I like war movies....I know, I am not a normal female.....Saving Private Ryan and Black Hawk Down are some of my all time favs. You know the scene where the guy has been on the front lines fighting for all he is worth? (it is generic to all wars flicks) He is dug in and his entire universe is all about survival and taking the hill. He is filthy beyond words but there is fire in his eyes. Friends are killed, casualties amass and wounds are acquired. Fast forward to the end of the movie and we find our hero sitting under a tree sipping sweet tea and trying to make sense of it all. He can’t eat, he has night terrors and he can’t relate to anyone....That my friends, is burn out in a nut shell.
I don’t know if any of you out there have ever suffered from it.....if you haven’t let me tell you, it BITES! The mental, physical, spiritual and emotional exhaustion that comes is horrible and monumental. It is complete and it truly sucks every bit of vim and vigor out of the molecular structure of your being. (did you like that word picture?)
Why does it occur? Well, it is my opinion that it occurs when we choose to take on more than God has intended. We feel the weight of the great commission on our shoulders alone and we adjust our lives accordingly. As I am sure you can imagine, as a missionary living in Africa this is an easy one to fall into.
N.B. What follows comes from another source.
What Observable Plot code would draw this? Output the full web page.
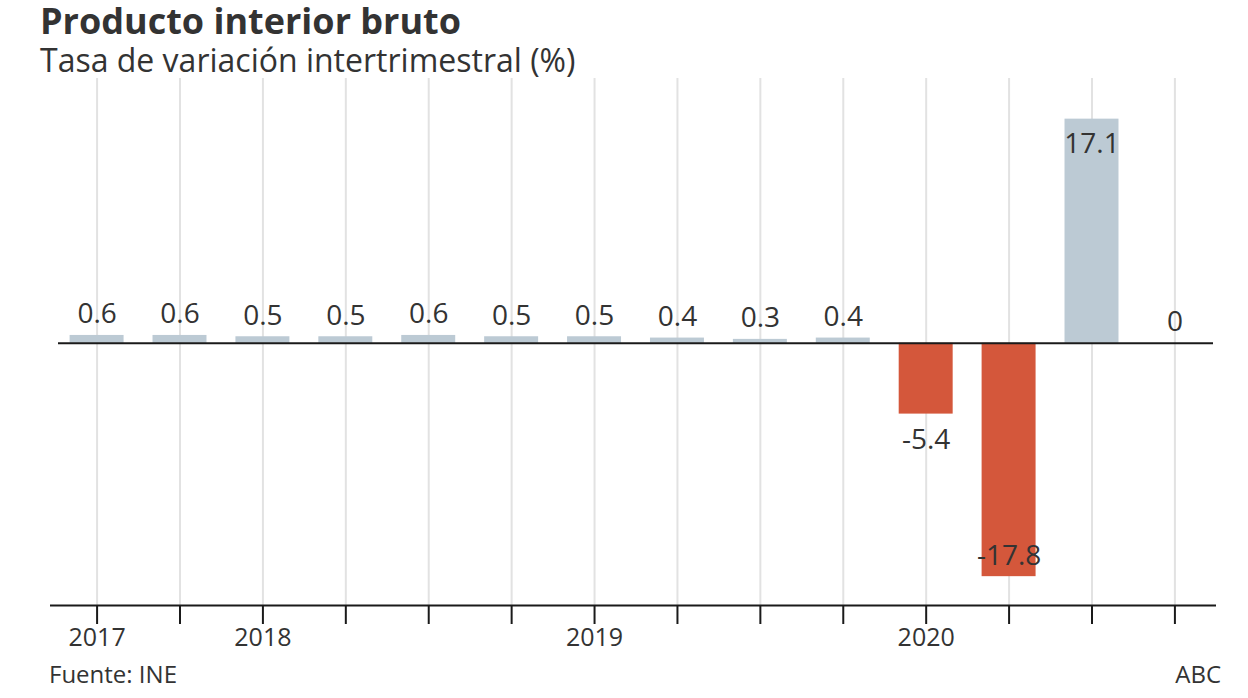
<!DOCTYPE html>
<html><head><meta charset="utf-8">
<script src="https://cdn.jsdelivr.net/npm/d3@7"></script>
<script src="https://cdn.jsdelivr.net/npm/@observablehq/plot@0.6"></script>
<style>
html,body{margin:0;padding:0;background:#fff}
body{position:relative;width:1248px;height:698px;overflow:hidden;font-family:"Open Sans",sans-serif;color:#333}
#head{position:relative;height:78px}
#title{position:absolute;left:40px;top:3px;font-size:36px;font-weight:700;line-height:1;white-space:nowrap}
#subtitle{position:absolute;left:40px;top:44px;font-size:32px;font-weight:400;line-height:1;white-space:nowrap}
#chart{height:600px}
#chart svg{display:block}
#foot{position:absolute;left:0;top:648px;width:1248px;height:50px}
#source{position:absolute;left:49px;top:14px;font-size:24px;line-height:1}
#brand{position:absolute;right:27px;top:14px;font-size:24px;line-height:1}
</style>
</head><body>
<div id="head"><div id="title">Producto interior bruto</div><div id="subtitle">Tasa de variación intertrimestral (%)</div></div>
<div id="chart"></div>
<div id="foot"><div id="source">Fuente: INE</div><div id="brand">ABC</div></div>
<script>
const quarters = ["2017-T3","2017-T4","2018-T1","2018-T2","2018-T3","2018-T4","2019-T1","2019-T2","2019-T3","2019-T4","2020-T1","2020-T2","2020-T3","2020-T4"];
const values = [0.6, 0.6, 0.5, 0.5, 0.6, 0.5, 0.5, 0.4, 0.3, 0.4, -5.4, -17.8, 17.1, 0];
const yearLabels = ["2017","","2018","","","","2019","","","","2020","","",""];

const data = quarters.map((q, i) => ({q, v: values[i], label: String(values[i])}));
const big = d => Math.abs(d.v) >= 10;

const chart = Plot.plot({
  width: 1248,
  height: 600,
  marginTop: 0,
  marginBottom: 73,
  marginLeft: 58,
  marginRight: 35,
  style: {fontFamily: "'Open Sans', sans-serif", color: "#333", background: "#fff", overflow: "visible"},
  x: {domain: quarters, paddingInner: 0.349, paddingOuter: 0.14, round: false, axis: null, label: null},
  y: {domain: [-20, 20.2], axis: null, label: null},
  marks: [
    Plot.ruleX(quarters, {x: d => d, y1: -20, y2: 20.2, stroke: "#e2e2e2", strokeWidth: 2}),
    Plot.barY(data, {x: "q", y: "v", fill: d => d.v < 0 ? "#d4573b" : "#bccad4"}),
    Plot.ruleY([0], {stroke: "#1a1a1a", strokeWidth: 2}),
    Plot.ruleY([-20], {stroke: "#1a1a1a", strokeWidth: 2, insetLeft: -8, insetRight: -3}),
    Plot.axisX({tickSize: 19, tickPadding: 4, fontSize: 25, stroke: "#1a1a1a", strokeWidth: 2, fill: "#333", label: null,
      tickFormat: (d) => yearLabels[quarters.indexOf(d)]}),
    Plot.text(data.filter(d => !big(d) && d.v >= 0), {x: "q", y: "v", text: "label", dy: -21, fontSize: 28, fill: "#333"}),
    Plot.text(data.filter(d => !big(d) && d.v < 0), {x: "q", y: "v", text: "label", dy: 26, fontSize: 28, fill: "#333"}),
    Plot.text(data.filter(d => big(d) && d.v >= 0), {x: "q", y: "v", text: "label", dy: 25, fontSize: 28, fill: "#333"}),
    Plot.text(data.filter(d => big(d) && d.v < 0), {x: "q", y: "v", text: "label", dy: -21, fontSize: 28, fill: "#333"})
  ]
});
document.getElementById("chart").appendChild(chart);
</script>
</body></html>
Or we might be doing what God has asked, but we begin to take over and not consult the Lord on anything anymore. “Its ok God, I got this. You are busy with the Iraqi war and orphans in Afghanistan” become the attitude. DUH!! And highly stupid!...I know from personal experience!
In 2011 Luis and I both suffered from SEVER burn out. We went back to NYC in the summer a twitching mass of nerves and weariness. I won’t bore you with all the details, but I NEVER EVER wanna be in that place again. We did NOT want to come back to Zambia, but got back on that plane out of simply obedience.
I am grateful for the experience though. It has taught me to LISTEN, really LISTEN to God’s voice. When we slow down enough to hear, we can get the direction and guidance that we need. It has taught me the value of having God’s peace in a situation. When we are sensitive to it we will know it in a given situation. And we will know when it isn’t there. Feel me? If God's peace isn't there, don't go forward! Plain and simple! It is a good rule of thumb to live by.
Through “burn out recovery” (sounds like I should have been in AA meetings) God has dealt with me on many levels. My own desire to be noticed, to do it all because I need to know that I am significant, to make sure that this sacrifice we have made to come here will mean something. Also I have learned the value of forgiveness. In burn out hurt happens. We hurt and we get hurt because the buffers of God’s grace are great disrepair. Out of our own tiredness, anxiety and stress we lash out and say things that aren’t cool. We get hurt because our own stress causes us to not see people through the lenses of God’s mercy and forgiveness.
So, God has used it to my benefit! For that I am so grateful! He does make all things beautiful in His time, if our hearts are set on him and willing to let Him delve into the deep painful parts.
It is my firm belief that when we are moving with in the margins that the Lord has set up for our lives then we won’t burn out. We get tired, yes....we need breaks, yes....but that is a totally different animal from burn out.